David and Paula Blasi of Pratt have planted registered or foundation seed wheat from Kansas State University since they began farming in 1967.

David and Paula share their farm with 125 fourth-graders during the annual Kids Day on the Farm to help youth understand agriculture.

Carl and Jeanette Hildebrand, of Stafford, will also be recognized.

Carl Hildebrand's great-grandfather began farming in Stafford County in the late 1800s. Carl and Jeannette Hildebrand have carried on his legacy since 1974. They grow wheat, grain sorghums and alfalfa while also raising primarily Angus cattle. Carl's goal is to leave his soil, community, church and family in a better state at the end of his farming career than he found it.
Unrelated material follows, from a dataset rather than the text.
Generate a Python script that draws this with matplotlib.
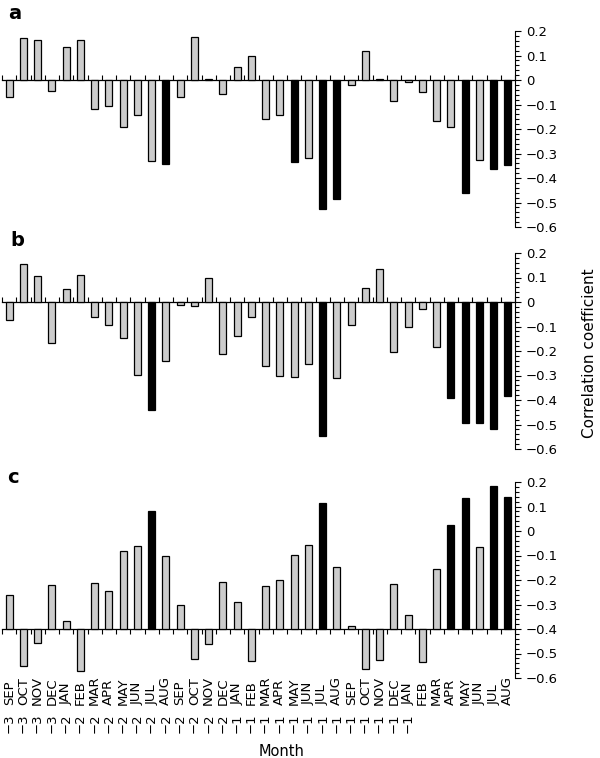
import matplotlib
matplotlib.use('Agg')
import matplotlib.pyplot as plt
import matplotlib.ticker as mticker
from matplotlib.transforms import blended_transform_factory

# month axis: 36 months, year offset printed under the month name
MONTHS = ['SEP', 'OCT', 'NOV', 'DEC',
          'JAN', 'FEB', 'MAR', 'APR', 'MAY', 'JUN', 'JUL', 'AUG', 'SEP', 'OCT', 'NOV', 'DEC',
          'JAN', 'FEB', 'MAR', 'APR', 'MAY', 'JUN', 'JUL', 'AUG', 'SEP', 'OCT', 'NOV', 'DEC',
          'JAN', 'FEB', 'MAR', 'APR', 'MAY', 'JUN', 'JUL', 'AUG']
YEARS = ['−3'] * 4 + ['−2'] * 12 + ['−1'] * 13 + [''] * 7

# correlation coefficients
CORR_A = [-0.07, 0.17, 0.163, -0.045, 0.135, 0.163, -0.118, -0.106, -0.193, -0.143,
          -0.331, -0.344, -0.069, 0.175, 0.005, -0.057, 0.053, 0.098, -0.159, -0.143,
          -0.336, -0.318, -0.528, -0.487, -0.02, 0.118, 0.005, -0.087, -0.008, -0.049,
          -0.167, -0.193, -0.463, -0.328, -0.365, -0.348]
CORR_B = [-0.074, 0.156, 0.107, -0.168, 0.053, 0.111, -0.061, -0.094, -0.148, -0.299,
          -0.44, -0.242, -0.012, -0.016, 0.098, -0.213, -0.139, -0.061, -0.262, -0.303,
          -0.307, -0.254, -0.545, -0.311, -0.094, 0.057, 0.135, -0.205, -0.102, -0.029,
          -0.184, -0.391, -0.493, -0.493, -0.52, -0.383]
CORR_C = [-0.262, -0.551, -0.457, -0.222, -0.369, -0.571, -0.214, -0.246, -0.083, -0.062,
          0.082, -0.103, -0.303, -0.524, -0.46, -0.21, -0.291, -0.531, -0.226, -0.201,
          -0.099, -0.057, 0.114, -0.148, -0.389, -0.563, -0.527, -0.218, -0.344, -0.533,
          -0.156, 0.024, 0.135, -0.067, 0.184, 0.139]

# months with significant correlation (black bars)
SIG_A = [11, 20, 22, 23, 32, 34, 35]
SIG_B = [10, 22, 31, 32, 33, 34, 35]
SIG_C = [10, 22, 31, 32, 34, 35]

BASE = [0.0, 0.0, -0.4]          # line the bars hang from in each panel
YTICKS = [0.2, 0.1, 0.0, -0.1, -0.2, -0.3, -0.4, -0.5, -0.6]
PANELS = ['a', 'b', 'c']

GREY = '#cccccc'
plt.rcParams['font.family'] = ['DejaVu Sans']

W, H = 600, 758
fig = plt.figure(figsize=(W / 100, H / 100), dpi=100)

tops = [31, 253, 482]          # pixel row of 0.2 for each panel
ax_h = 196
x0, x1 = 2, 515

data = [(CORR_A, SIG_A), (CORR_B, SIG_B), (CORR_C, SIG_C)]
axes = []
for k, (vals, sig) in enumerate(data):
    ax = fig.add_axes([x0 / W, 1 - (tops[k] + ax_h) / H, (x1 - x0) / W, ax_h / H])
    axes.append(ax)
    base = BASE[k]
    n = len(vals)
    idx = list(range(n))
    colors = ['black' if i in sig else GREY for i in idx]
    ax.bar(idx, [v - base for v in vals], bottom=base, width=0.5,
           color=colors, edgecolor='black', linewidth=0.9, zorder=3)

    ax.set_xlim(-0.5, n - 0.5)
    ax.set_ylim(-0.6, 0.2)

    for s in ['left', 'top']:
        ax.spines[s].set_visible(False)
    ax.spines['bottom'].set_position(('data', base))
    ax.spines['bottom'].set_linewidth(0.9)
    ax.spines['right'].set_linewidth(0.8)

    ax.set_xticks([i - 0.5 for i in range(n + 1)])
    ax.tick_params(axis='x', direction='in' if base == 0 else 'out',
                   length=3.6, width=0.8, labelbottom=False)

    ax.yaxis.tick_right()
    ax.yaxis.set_major_locator(mticker.FixedLocator(YTICKS))
    ax.yaxis.set_major_formatter(mticker.FixedFormatter(
        [f'{round(v, 1):g}'.replace('-', '−') for v in YTICKS]))
    ax.yaxis.set_minor_locator(mticker.MultipleLocator(0.02))
    ax.tick_params(axis='y', which='major', direction='out', length=4.5, width=0.8,
                   pad=3.5, labelsize=9.5)
    ax.tick_params(axis='y', which='minor', direction='out', length=2.8, width=0.8)

    fig.text([8, 10, 7][k] / W, 1 - [19, 246, 483][k] / H, PANELS[k],
             fontsize=14, fontweight='bold', va='baseline', ha='left')

# month labels under the bottom panel: month name, then year offset below it
axc = axes[-1]
tr = blended_transform_factory(axc.transData, fig.transFigure)
for i, (m, yr) in enumerate(zip(MONTHS, YEARS)):
    axc.text(i, 1 - 705 / H, m, transform=tr, rotation=90, rotation_mode='anchor',
             ha='left', va='center', fontsize=9.5, clip_on=False)
    if yr:
        axc.text(i, 1 - 733 / H, yr, transform=tr, rotation=90, rotation_mode='anchor',
                 ha='left', va='center', fontsize=9.5, clip_on=False)

fig.text(590 / W, 1 - 353 / H, 'Correlation coefficient', rotation=90,
         ha='center', va='center', fontsize=11)
fig.text(282 / W, 1 - 751 / H, 'Month', ha='center', va='center', fontsize=10.5)

fig.savefig('out.png', dpi=100)
plt.close(fig)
To accomplish this goal, Carl has served several community groups, including on the Kanza Co-op Board, Stafford County Extension Executive Board, Stafford Township Board and as an active 4-H parent and community leader. Jeanette has been active in the community as a member and leader in the Stafford Pride Program, Lovely Branch Ministries Board and Stafford Elementary Site Council.

Galen and Nancy Hofmann, of Leonardville, are fourth-generation farmers. They grow rotational wheat, grain sorghums, soybean, alfalfa and grass hay on their no-till operation. They also raise cattle on their Riley County ranch.

To help conserve their land for the future, the Hofmanns have installed waterways and terraces. They also participate in the Conservation Reserve Program for cropland and Environmental Quality Incentives Program for pasture. The Hofmanns are one of the original participants in the Riley County Extension test plot program for milo.

Ross and Judy Kinsler, Kingman, Kan. Forward-thinking, third-generation Kingman County farmers, Ross and Judy Kinsler, have an eye to the future while honoring traditions of the past.

The family is a leader of the value-added movement and encourages others to explore the opportunities. The Kinslers are ground floor members of the 21st Century Grain Alliance, U.S. Premium Beef program and Golden Resources.

They also use conservation practices whenever possible because they say it is their responsibility to be good stewards of the land.

Carl and Patricia Ziegelmeier of Gem, Kan., are among the winners.

Establishing and expanding their operation to develop a legacy for the next generation has been a longtime goal for Carl and Patricia Ziegelmeier.

The couple started out working for their parents' farms in Thomas County and gradually accumulated land and cattle for their own operation. The Ziegelmeiers grow wheat and corn on some of their acreage.

Through their 50 years of marriage, Carl and Patricia, along with their children, have created a bond of commitment and cooperation to each other and their work.